§ TO DO:
Starting with the first line below, extract each line through the one that contains "grid_ls = (0, (24, 2, 1.5, 2))", inclusive, excluding pictures.

§ DATA:
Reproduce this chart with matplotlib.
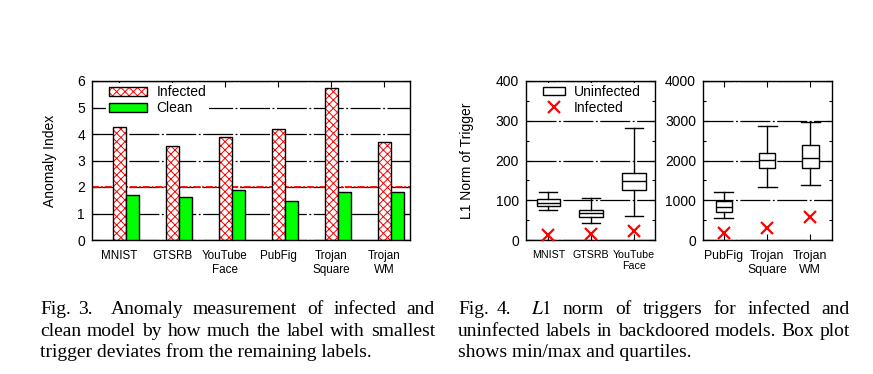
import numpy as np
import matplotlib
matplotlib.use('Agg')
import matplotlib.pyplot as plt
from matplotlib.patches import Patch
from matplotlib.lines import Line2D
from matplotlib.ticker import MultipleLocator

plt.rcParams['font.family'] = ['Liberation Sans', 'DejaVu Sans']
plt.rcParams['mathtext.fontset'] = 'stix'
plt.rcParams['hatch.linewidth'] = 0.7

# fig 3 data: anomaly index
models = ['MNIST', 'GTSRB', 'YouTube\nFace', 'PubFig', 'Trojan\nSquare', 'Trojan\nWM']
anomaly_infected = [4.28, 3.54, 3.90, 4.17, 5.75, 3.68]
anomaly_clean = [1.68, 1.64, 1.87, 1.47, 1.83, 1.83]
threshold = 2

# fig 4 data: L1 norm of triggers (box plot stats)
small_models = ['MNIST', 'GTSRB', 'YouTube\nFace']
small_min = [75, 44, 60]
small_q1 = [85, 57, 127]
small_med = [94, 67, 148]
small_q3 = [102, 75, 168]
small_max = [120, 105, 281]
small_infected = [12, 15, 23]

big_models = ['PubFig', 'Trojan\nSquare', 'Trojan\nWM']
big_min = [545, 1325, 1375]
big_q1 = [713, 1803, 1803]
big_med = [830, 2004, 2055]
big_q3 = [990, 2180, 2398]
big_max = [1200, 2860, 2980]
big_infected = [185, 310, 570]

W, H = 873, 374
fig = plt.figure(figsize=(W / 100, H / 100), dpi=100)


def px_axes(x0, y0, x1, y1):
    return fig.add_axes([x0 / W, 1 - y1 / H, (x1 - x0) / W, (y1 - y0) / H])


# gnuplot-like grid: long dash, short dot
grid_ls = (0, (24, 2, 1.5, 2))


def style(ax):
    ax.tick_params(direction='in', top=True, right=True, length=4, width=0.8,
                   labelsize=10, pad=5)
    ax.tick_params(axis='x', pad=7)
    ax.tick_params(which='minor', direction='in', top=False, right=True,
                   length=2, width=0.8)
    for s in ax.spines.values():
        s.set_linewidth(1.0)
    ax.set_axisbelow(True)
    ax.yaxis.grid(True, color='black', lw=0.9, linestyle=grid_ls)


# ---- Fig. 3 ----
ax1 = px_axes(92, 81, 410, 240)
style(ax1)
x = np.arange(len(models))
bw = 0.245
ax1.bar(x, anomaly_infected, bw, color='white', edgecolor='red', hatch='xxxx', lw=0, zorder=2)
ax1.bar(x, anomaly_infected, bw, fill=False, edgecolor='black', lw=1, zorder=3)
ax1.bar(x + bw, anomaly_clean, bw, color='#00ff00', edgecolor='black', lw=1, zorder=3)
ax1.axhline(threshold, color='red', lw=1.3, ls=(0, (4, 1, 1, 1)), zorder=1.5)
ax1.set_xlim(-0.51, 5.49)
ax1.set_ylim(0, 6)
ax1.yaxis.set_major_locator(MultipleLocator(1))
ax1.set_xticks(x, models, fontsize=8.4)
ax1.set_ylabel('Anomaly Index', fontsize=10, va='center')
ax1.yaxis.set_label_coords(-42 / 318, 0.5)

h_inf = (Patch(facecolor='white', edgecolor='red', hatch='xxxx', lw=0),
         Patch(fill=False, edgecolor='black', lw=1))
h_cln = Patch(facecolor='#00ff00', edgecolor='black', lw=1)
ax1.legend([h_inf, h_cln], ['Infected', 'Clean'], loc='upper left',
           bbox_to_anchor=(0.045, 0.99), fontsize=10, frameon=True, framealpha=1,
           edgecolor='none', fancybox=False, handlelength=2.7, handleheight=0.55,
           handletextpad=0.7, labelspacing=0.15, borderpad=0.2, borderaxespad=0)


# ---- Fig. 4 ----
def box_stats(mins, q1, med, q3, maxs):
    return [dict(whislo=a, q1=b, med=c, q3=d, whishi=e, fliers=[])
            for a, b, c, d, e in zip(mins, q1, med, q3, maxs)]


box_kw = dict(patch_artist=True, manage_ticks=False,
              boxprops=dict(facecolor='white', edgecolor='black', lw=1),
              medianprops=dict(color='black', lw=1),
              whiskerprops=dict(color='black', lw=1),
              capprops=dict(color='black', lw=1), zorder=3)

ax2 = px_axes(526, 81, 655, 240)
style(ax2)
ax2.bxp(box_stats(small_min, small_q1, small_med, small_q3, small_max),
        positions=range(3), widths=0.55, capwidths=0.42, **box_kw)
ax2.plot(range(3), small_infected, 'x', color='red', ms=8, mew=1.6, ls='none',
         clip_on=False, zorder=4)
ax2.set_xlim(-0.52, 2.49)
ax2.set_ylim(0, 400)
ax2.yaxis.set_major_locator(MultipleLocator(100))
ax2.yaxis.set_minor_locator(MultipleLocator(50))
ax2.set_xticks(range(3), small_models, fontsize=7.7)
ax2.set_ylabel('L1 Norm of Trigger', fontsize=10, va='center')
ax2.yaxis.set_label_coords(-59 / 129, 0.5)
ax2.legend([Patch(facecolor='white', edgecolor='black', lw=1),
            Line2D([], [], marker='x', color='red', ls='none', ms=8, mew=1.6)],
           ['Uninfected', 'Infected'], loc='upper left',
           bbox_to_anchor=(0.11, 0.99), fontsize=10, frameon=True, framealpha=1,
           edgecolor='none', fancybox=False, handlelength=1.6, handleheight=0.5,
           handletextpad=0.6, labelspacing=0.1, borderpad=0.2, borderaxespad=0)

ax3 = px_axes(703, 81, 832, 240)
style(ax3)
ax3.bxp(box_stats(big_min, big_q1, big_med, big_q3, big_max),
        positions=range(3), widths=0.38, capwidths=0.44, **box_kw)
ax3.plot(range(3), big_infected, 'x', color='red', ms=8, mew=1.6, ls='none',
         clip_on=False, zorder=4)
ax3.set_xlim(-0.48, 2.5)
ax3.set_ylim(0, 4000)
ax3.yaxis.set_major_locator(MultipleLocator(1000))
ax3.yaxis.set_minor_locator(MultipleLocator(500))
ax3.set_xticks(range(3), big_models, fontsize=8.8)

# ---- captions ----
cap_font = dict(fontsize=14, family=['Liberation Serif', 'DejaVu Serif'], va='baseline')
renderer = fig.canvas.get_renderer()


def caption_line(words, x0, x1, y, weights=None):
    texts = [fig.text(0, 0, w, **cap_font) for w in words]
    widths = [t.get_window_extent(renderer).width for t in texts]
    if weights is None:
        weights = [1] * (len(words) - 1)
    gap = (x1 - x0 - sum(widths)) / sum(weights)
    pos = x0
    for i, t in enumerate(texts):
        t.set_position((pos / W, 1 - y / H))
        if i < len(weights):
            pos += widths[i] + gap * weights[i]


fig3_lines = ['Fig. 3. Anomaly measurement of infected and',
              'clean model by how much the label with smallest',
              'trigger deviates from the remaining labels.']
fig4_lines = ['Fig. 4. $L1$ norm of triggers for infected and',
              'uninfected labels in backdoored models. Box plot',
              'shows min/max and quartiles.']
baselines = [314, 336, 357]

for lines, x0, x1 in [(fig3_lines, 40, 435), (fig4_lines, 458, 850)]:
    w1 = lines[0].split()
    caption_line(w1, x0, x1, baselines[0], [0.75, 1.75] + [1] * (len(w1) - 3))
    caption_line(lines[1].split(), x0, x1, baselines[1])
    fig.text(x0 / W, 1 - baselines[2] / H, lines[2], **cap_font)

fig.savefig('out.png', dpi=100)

§ SOLUTION:
Reproduce this chart with matplotlib.
import numpy as np
import matplotlib
matplotlib.use('Agg')
import matplotlib.pyplot as plt
from matplotlib.patches import Patch
from matplotlib.lines import Line2D
from matplotlib.ticker import MultipleLocator

plt.rcParams['font.family'] = ['Liberation Sans', 'DejaVu Sans']
plt.rcParams['mathtext.fontset'] = 'stix'
plt.rcParams['hatch.linewidth'] = 0.7

# fig 3 data: anomaly index
models = ['MNIST', 'GTSRB', 'YouTube\nFace', 'PubFig', 'Trojan\nSquare', 'Trojan\nWM']
anomaly_infected = [4.28, 3.54, 3.90, 4.17, 5.75, 3.68]
anomaly_clean = [1.68, 1.64, 1.87, 1.47, 1.83, 1.83]
threshold = 2

# fig 4 data: L1 norm of triggers (box plot stats)
small_models = ['MNIST', 'GTSRB', 'YouTube\nFace']
small_min = [75, 44, 60]
small_q1 = [85, 57, 127]
small_med = [94, 67, 148]
small_q3 = [102, 75, 168]
small_max = [120, 105, 281]
small_infected = [12, 15, 23]

big_models = ['PubFig', 'Trojan\nSquare', 'Trojan\nWM']
big_min = [545, 1325, 1375]
big_q1 = [713, 1803, 1803]
big_med = [830, 2004, 2055]
big_q3 = [990, 2180, 2398]
big_max = [1200, 2860, 2980]
big_infected = [185, 310, 570]

W, H = 873, 374
fig = plt.figure(figsize=(W / 100, H / 100), dpi=100)


def px_axes(x0, y0, x1, y1):
    return fig.add_axes([x0 / W, 1 - y1 / H, (x1 - x0) / W, (y1 - y0) / H])


# gnuplot-like grid: long dash, short dot
grid_ls = (0, (24, 2, 1.5, 2))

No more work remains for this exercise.